Required task
Restate the listing below word for word, omitting any images.

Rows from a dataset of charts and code
** Begin **
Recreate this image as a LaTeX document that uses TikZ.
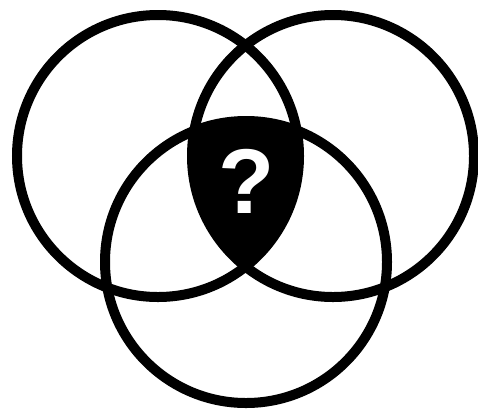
\documentclass[tikz,border=0pt]{standalone}
\usepackage{fontspec}
\setsansfont{Liberation Sans}
\usetikzlibrary{positioning}

\begin{document}
\begin{tikzpicture}[
    x=1pt, y=-1pt,
    ring/.style = {draw=black, line width=10pt},
    qmark/.style = {text=white, font=\sffamily\bfseries\fontsize{92}{92}\selectfont, inner sep=0pt}
]
\useasboundingbox (0,0) rectangle (478,408);

\coordinate (cl) at (158,156);
\coordinate (cr) at (333,156);
\coordinate (cb) at (246,262);

% shared region of all three sets
\begin{scope}
  \clip (cl) circle (141);
  \clip (cr) circle (141);
  \fill[black] (cb) circle (141);
\end{scope}

\draw[ring] (cl) circle (141);
\draw[ring] (cr) circle (141);
\draw[ring] (cb) circle (141);

\node (q) [qmark] at (247,181) {?};

\end{tikzpicture}
\end{document}
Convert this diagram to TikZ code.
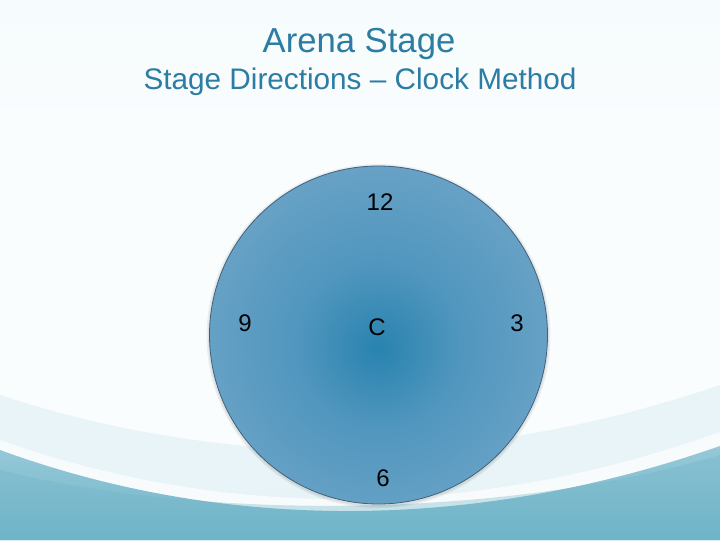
** End **
Result
Recreate this image as a LaTeX document that uses TikZ.
\documentclass[tikz,border=0pt]{standalone}
\usepackage{fontspec}
\setsansfont{Liberation Sans}
\usetikzlibrary{positioning}

\begin{document}
\begin{tikzpicture}[
    x=1pt, y=-1pt,
    ring/.style = {draw=black, line width=10pt},
    qmark/.style = {text=white, font=\sffamily\bfseries\fontsize{92}{92}\selectfont, inner sep=0pt}
]
\useasboundingbox (0,0) rectangle (478,408);

\coordinate (cl) at (158,156);
\coordinate (cr) at (333,156);
\coordinate (cb) at (246,262);

% shared region of all three sets
\begin{scope}
  \clip (cl) circle (141);
  \clip (cr) circle (141);
  \fill[black] (cb) circle (141);
\end{scope}

\draw[ring] (cl) circle (141);
\draw[ring] (cr) circle (141);
\draw[ring] (cb) circle (141);

\node (q) [qmark] at (247,181) {?};

\end{tikzpicture}
\end{document}
Convert this diagram to TikZ code.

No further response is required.